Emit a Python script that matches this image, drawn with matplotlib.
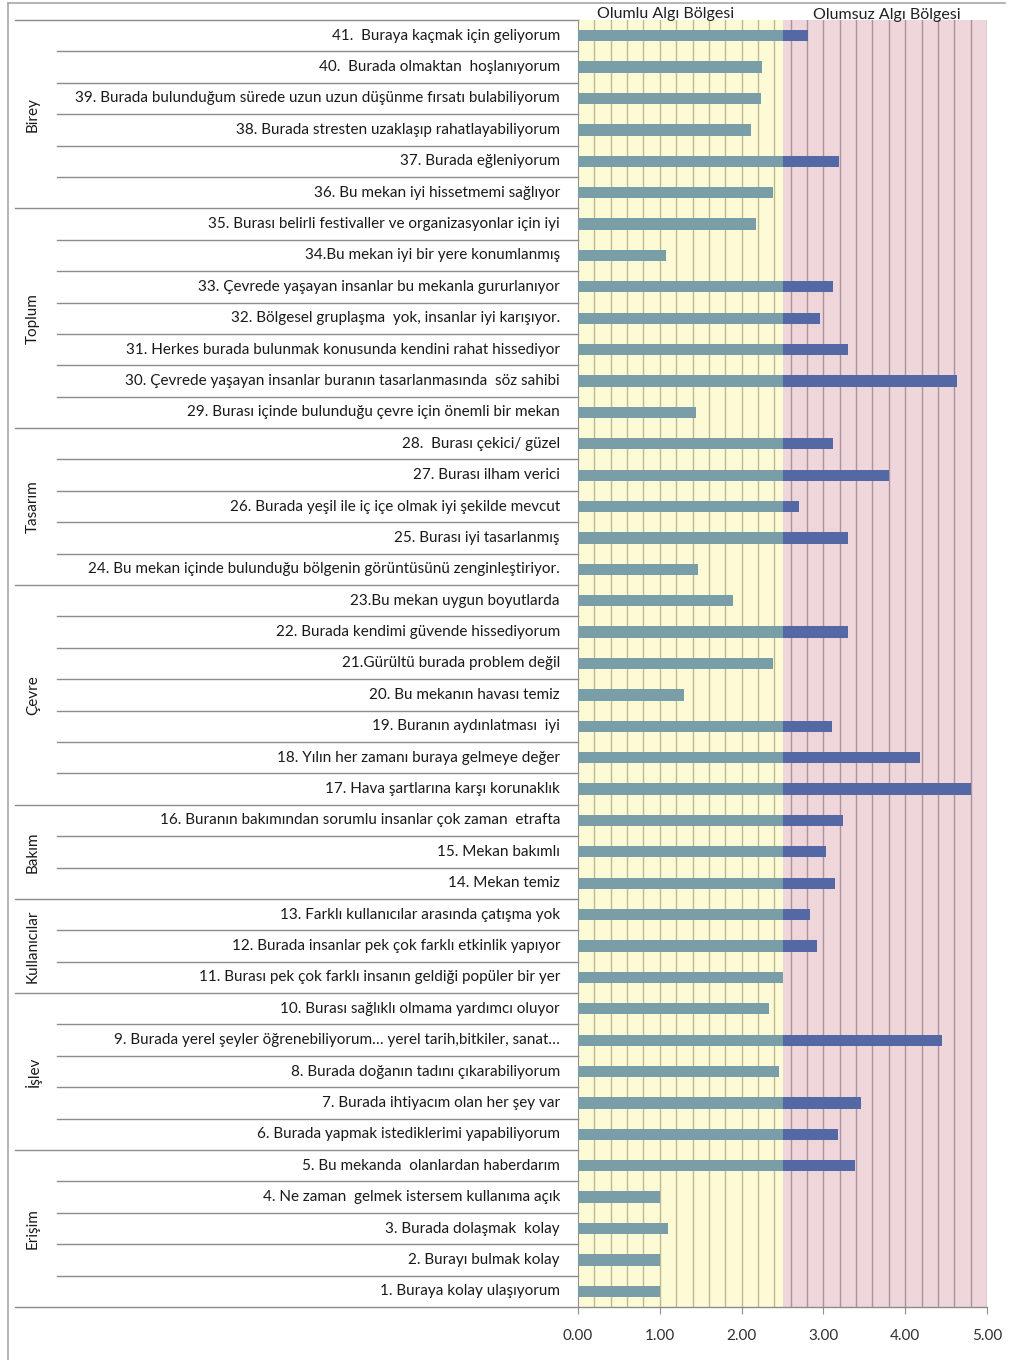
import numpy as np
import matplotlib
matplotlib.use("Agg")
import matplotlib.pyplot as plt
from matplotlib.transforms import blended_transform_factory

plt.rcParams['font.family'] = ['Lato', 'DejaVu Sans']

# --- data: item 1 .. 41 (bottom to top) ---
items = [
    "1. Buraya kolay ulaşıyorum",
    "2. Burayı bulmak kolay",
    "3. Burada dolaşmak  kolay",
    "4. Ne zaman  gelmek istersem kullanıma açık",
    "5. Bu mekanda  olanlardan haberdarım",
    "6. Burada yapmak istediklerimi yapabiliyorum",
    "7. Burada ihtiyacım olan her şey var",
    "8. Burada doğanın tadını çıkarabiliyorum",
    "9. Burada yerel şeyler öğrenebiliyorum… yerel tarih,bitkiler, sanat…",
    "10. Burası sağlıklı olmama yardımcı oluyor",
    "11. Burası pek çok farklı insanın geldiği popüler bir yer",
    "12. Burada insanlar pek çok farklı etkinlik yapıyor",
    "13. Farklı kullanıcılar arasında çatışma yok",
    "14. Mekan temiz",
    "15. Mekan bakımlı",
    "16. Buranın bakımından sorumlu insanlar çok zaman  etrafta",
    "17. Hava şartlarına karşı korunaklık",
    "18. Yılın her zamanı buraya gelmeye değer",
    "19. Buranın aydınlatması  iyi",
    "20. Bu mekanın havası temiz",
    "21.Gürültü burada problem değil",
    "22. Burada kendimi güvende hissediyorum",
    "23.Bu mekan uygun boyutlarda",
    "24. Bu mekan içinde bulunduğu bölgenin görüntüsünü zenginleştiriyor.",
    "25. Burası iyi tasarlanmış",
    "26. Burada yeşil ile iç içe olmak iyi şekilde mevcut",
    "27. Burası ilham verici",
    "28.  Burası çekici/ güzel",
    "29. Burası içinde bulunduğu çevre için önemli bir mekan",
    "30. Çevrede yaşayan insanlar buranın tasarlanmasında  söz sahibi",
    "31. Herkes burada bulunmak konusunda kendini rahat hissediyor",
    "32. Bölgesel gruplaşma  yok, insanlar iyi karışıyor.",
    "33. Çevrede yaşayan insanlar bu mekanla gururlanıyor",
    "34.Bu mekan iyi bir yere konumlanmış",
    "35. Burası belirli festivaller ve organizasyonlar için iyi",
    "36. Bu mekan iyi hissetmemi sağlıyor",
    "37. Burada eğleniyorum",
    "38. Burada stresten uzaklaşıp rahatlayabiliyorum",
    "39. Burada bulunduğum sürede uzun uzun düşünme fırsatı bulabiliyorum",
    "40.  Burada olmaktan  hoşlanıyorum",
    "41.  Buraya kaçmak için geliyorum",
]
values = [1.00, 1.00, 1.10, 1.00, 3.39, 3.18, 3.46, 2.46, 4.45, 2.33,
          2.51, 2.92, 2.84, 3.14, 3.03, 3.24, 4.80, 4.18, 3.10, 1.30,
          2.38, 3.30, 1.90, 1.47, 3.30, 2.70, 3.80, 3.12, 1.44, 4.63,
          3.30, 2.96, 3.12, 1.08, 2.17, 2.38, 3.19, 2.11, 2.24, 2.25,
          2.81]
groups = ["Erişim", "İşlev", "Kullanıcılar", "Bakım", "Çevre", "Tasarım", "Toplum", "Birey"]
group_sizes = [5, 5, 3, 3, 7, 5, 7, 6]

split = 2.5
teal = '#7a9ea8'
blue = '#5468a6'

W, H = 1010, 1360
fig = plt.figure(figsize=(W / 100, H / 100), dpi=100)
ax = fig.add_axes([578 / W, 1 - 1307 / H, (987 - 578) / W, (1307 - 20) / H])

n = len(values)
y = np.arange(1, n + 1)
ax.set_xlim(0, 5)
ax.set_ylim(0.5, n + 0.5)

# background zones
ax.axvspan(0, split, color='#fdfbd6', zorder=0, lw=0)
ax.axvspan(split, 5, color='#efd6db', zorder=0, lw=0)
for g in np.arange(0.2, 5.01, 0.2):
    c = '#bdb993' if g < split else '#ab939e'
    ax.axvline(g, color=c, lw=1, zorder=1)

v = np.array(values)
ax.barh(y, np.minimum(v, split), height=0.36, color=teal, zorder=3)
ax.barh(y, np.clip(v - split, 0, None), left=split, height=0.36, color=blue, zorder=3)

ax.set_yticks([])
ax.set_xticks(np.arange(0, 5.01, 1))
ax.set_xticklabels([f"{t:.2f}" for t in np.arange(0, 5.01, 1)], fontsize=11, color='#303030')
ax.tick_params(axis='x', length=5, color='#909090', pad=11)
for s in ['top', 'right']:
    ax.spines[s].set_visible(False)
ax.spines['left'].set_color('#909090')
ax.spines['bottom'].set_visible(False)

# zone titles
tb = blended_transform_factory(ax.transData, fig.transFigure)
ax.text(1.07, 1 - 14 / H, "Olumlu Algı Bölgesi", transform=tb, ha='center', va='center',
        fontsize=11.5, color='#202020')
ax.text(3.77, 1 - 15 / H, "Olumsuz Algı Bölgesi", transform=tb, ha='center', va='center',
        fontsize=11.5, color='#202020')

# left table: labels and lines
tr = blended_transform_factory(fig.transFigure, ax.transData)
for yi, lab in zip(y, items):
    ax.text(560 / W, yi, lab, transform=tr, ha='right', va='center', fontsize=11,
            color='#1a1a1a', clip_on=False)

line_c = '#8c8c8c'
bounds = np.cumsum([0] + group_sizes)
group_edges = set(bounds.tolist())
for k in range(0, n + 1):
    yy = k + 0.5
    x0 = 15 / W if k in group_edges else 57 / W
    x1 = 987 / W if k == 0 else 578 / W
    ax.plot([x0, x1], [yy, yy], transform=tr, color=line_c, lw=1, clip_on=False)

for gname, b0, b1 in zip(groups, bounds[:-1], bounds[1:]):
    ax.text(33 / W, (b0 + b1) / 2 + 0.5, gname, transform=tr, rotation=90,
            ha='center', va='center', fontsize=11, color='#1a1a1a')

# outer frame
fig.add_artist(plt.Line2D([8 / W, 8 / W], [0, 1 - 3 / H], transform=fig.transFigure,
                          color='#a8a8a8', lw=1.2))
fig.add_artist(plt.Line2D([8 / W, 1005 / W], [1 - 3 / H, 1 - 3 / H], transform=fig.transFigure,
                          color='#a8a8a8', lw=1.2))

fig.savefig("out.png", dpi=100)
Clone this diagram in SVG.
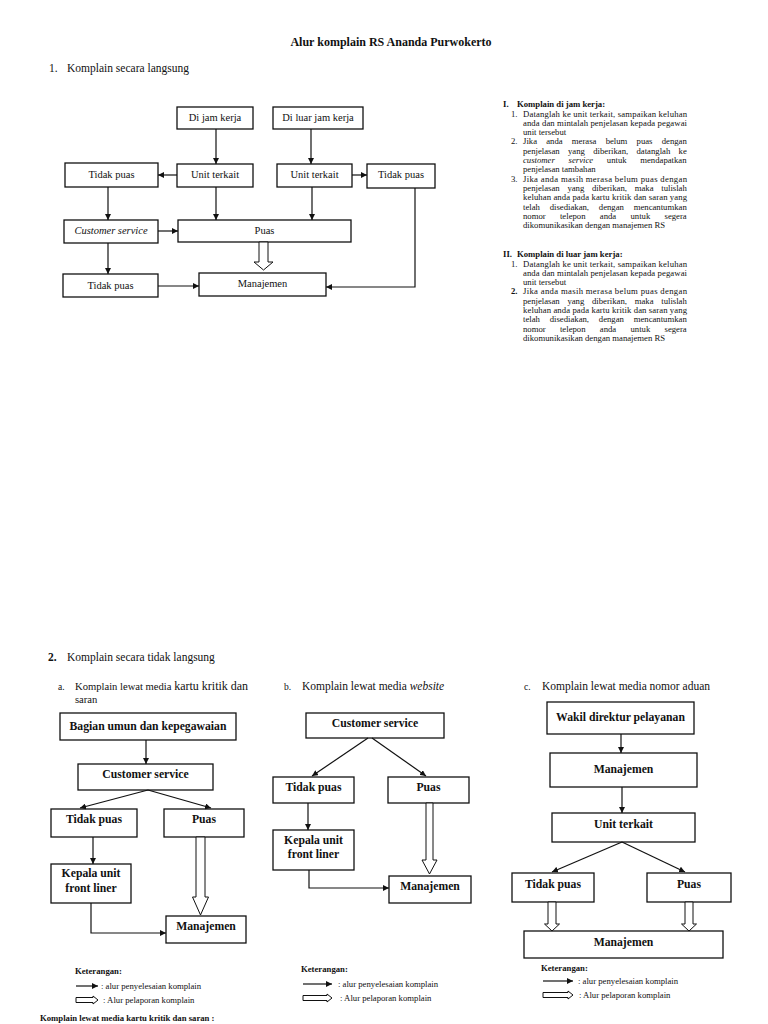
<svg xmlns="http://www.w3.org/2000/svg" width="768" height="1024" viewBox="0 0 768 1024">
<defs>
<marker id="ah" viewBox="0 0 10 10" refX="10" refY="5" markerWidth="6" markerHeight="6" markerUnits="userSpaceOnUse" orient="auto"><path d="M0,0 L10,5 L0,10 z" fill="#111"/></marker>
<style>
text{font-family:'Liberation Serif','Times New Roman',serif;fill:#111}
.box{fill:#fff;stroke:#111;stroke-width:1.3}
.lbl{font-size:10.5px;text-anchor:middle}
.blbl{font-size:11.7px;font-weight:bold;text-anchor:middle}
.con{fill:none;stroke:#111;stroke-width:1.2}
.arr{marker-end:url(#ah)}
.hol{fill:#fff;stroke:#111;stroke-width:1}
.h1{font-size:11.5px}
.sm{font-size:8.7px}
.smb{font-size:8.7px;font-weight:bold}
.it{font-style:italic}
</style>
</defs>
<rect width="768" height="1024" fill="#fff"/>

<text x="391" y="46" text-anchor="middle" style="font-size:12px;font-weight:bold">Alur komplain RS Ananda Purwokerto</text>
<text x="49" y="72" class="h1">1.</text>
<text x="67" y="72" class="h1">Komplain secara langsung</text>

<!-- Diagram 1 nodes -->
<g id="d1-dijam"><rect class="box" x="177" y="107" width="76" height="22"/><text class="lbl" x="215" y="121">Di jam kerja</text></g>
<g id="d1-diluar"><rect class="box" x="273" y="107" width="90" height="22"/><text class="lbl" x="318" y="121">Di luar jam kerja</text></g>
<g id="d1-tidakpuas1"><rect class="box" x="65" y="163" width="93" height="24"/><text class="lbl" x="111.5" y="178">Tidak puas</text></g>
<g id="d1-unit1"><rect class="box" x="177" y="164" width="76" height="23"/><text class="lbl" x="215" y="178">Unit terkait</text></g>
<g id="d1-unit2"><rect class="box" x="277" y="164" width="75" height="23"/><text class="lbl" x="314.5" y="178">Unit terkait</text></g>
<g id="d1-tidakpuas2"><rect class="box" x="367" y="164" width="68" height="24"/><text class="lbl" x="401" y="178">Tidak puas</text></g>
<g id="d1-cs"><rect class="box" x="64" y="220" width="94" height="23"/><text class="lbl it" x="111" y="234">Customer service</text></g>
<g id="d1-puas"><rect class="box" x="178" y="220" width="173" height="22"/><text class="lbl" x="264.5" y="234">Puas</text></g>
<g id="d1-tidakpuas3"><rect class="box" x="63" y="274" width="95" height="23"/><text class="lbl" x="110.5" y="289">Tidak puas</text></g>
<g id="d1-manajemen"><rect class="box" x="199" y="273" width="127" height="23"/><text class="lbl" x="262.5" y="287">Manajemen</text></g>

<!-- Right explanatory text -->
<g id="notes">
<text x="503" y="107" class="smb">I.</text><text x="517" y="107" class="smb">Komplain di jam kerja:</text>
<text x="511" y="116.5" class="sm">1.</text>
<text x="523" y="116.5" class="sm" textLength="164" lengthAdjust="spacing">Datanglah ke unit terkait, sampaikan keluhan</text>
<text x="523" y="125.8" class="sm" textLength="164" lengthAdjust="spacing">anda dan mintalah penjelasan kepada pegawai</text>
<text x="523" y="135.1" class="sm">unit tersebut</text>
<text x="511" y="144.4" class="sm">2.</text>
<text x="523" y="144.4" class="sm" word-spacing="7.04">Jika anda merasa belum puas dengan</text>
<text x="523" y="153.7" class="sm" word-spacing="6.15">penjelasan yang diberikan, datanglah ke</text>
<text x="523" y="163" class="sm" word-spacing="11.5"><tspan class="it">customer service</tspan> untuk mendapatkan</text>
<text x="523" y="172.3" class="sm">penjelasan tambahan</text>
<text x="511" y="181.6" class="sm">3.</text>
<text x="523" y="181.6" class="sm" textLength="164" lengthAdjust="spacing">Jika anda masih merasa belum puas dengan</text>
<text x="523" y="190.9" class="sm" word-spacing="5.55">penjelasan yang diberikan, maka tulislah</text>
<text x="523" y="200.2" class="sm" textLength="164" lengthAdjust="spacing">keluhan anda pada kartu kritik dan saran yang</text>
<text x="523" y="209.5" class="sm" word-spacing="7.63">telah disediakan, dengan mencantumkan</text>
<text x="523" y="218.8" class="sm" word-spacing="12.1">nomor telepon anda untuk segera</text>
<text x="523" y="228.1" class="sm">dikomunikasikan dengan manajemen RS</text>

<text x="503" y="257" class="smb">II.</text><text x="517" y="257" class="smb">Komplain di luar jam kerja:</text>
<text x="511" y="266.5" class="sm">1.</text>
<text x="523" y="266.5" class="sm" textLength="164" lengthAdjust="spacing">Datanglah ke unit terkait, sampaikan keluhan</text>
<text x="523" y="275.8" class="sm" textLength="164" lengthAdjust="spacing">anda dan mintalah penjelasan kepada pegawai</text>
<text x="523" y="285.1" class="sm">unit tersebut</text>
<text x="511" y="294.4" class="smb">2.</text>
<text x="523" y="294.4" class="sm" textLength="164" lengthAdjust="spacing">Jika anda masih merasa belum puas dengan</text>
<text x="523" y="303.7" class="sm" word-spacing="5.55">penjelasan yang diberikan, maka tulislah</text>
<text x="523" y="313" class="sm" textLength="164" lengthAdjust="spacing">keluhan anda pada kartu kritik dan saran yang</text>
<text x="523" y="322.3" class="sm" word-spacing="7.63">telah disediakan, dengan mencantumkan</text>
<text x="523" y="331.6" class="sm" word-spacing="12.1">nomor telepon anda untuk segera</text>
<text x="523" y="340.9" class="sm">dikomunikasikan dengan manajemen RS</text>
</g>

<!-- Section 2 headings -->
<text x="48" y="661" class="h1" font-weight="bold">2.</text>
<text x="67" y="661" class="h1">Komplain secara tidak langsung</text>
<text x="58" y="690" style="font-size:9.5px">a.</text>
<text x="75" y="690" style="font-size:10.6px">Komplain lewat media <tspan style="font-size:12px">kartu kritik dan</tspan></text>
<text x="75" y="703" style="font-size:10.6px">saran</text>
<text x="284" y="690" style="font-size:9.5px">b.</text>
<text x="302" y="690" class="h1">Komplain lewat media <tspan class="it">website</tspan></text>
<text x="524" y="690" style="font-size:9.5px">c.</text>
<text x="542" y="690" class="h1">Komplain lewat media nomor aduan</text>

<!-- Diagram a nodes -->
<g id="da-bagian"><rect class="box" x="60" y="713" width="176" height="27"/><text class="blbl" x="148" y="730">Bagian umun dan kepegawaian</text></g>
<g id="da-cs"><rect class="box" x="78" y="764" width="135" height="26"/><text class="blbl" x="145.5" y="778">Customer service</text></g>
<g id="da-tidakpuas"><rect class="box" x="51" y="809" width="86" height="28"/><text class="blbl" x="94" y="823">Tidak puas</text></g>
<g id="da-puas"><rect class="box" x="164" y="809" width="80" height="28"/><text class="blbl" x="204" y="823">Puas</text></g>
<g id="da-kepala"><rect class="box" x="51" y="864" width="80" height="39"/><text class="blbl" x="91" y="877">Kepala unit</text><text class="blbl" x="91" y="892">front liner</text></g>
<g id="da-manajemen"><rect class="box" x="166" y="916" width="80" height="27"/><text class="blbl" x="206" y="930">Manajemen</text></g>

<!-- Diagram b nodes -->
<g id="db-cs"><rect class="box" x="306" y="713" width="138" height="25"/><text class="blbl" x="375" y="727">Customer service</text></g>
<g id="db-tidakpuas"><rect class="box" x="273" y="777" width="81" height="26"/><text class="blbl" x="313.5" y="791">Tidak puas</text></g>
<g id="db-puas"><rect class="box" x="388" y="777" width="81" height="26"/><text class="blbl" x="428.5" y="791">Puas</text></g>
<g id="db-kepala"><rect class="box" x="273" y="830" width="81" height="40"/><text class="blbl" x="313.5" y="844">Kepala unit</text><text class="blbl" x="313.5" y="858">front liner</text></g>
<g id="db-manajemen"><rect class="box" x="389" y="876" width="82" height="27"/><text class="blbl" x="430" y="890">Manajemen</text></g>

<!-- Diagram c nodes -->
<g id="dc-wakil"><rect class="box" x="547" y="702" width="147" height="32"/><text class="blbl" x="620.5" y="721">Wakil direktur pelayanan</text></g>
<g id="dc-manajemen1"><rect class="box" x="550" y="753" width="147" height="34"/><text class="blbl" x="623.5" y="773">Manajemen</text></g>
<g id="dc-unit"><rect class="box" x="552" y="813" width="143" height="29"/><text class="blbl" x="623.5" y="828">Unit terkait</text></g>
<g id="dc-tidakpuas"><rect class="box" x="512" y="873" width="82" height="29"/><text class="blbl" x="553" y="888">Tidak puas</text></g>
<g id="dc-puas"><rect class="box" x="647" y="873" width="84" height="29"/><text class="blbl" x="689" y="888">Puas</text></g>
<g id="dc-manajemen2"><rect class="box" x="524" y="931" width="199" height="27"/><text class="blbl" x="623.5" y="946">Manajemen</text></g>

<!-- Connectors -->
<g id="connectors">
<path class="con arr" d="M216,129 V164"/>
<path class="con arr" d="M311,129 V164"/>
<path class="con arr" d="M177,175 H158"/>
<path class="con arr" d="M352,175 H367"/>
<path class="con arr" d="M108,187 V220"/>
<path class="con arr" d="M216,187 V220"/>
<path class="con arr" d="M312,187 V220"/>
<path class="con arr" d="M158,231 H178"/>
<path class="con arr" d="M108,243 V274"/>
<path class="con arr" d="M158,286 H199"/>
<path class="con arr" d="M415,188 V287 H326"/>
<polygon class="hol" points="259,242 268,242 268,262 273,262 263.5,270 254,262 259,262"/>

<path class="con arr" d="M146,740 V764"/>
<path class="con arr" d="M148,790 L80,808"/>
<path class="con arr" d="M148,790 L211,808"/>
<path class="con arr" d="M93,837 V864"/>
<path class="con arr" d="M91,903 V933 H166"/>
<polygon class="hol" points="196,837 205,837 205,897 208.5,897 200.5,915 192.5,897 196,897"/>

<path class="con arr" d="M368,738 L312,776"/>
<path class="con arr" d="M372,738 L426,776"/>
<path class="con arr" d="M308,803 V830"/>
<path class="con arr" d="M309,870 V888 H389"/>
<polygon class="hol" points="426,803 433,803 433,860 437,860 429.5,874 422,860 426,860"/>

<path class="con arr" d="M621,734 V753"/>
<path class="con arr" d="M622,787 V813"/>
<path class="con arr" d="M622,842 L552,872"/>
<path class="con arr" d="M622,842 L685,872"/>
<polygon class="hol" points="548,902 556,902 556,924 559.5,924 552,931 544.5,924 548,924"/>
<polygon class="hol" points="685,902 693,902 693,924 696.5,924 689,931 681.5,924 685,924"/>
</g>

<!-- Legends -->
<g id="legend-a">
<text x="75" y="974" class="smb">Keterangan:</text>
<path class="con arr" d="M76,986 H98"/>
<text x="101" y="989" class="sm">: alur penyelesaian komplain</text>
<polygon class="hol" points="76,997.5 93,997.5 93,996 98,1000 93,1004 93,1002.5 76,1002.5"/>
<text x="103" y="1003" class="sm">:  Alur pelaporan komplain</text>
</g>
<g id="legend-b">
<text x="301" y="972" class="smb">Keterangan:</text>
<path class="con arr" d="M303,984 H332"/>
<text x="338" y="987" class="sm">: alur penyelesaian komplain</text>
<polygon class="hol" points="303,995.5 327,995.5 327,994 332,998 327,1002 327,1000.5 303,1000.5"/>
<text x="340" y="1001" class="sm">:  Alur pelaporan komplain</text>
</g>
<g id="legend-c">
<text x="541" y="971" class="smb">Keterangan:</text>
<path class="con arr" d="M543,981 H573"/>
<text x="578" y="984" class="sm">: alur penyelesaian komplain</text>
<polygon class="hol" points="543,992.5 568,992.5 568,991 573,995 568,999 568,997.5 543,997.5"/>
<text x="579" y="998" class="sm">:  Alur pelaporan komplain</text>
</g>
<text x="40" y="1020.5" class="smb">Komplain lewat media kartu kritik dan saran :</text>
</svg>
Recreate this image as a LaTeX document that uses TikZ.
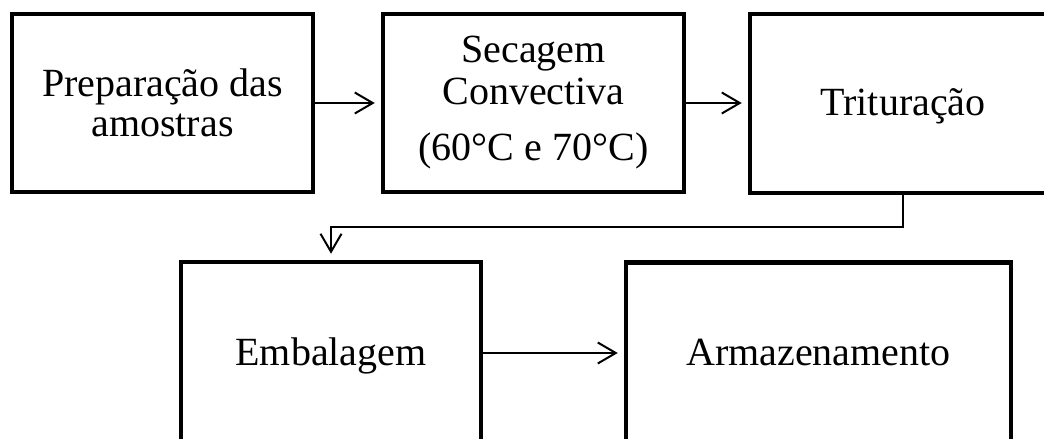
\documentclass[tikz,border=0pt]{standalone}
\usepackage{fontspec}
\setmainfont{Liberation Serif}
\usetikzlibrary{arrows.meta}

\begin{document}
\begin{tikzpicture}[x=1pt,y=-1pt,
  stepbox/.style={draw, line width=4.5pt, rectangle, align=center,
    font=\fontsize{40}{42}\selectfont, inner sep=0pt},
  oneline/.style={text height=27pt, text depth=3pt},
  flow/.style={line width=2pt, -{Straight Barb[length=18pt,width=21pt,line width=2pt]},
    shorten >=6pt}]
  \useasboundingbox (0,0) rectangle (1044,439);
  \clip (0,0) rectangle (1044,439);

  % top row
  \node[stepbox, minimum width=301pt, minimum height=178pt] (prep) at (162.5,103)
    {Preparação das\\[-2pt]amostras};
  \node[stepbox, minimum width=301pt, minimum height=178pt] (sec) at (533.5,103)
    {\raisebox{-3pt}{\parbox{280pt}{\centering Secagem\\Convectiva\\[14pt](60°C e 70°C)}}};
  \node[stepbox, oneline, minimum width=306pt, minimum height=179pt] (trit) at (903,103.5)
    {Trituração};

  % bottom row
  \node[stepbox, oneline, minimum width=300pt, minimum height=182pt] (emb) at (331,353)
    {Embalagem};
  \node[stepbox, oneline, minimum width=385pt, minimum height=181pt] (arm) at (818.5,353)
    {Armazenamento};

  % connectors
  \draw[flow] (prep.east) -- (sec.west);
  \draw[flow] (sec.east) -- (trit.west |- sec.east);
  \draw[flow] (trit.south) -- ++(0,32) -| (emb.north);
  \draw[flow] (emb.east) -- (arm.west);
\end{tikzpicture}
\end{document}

------------------------

• Short exercise
Return only the lines from the start of the data through the line that contains "plt.rcParams['font.family'] = ['Lato', 'DejaVu", please, copying them exactly and omitting all pictures.

• Written response
Emit a Python script that matches this image, drawn with matplotlib.
import numpy as np
import matplotlib
matplotlib.use("Agg")
import matplotlib.pyplot as plt
from matplotlib.transforms import blended_transform_factory

plt.rcParams['font.family'] = ['Lato', 'DejaVu Sans']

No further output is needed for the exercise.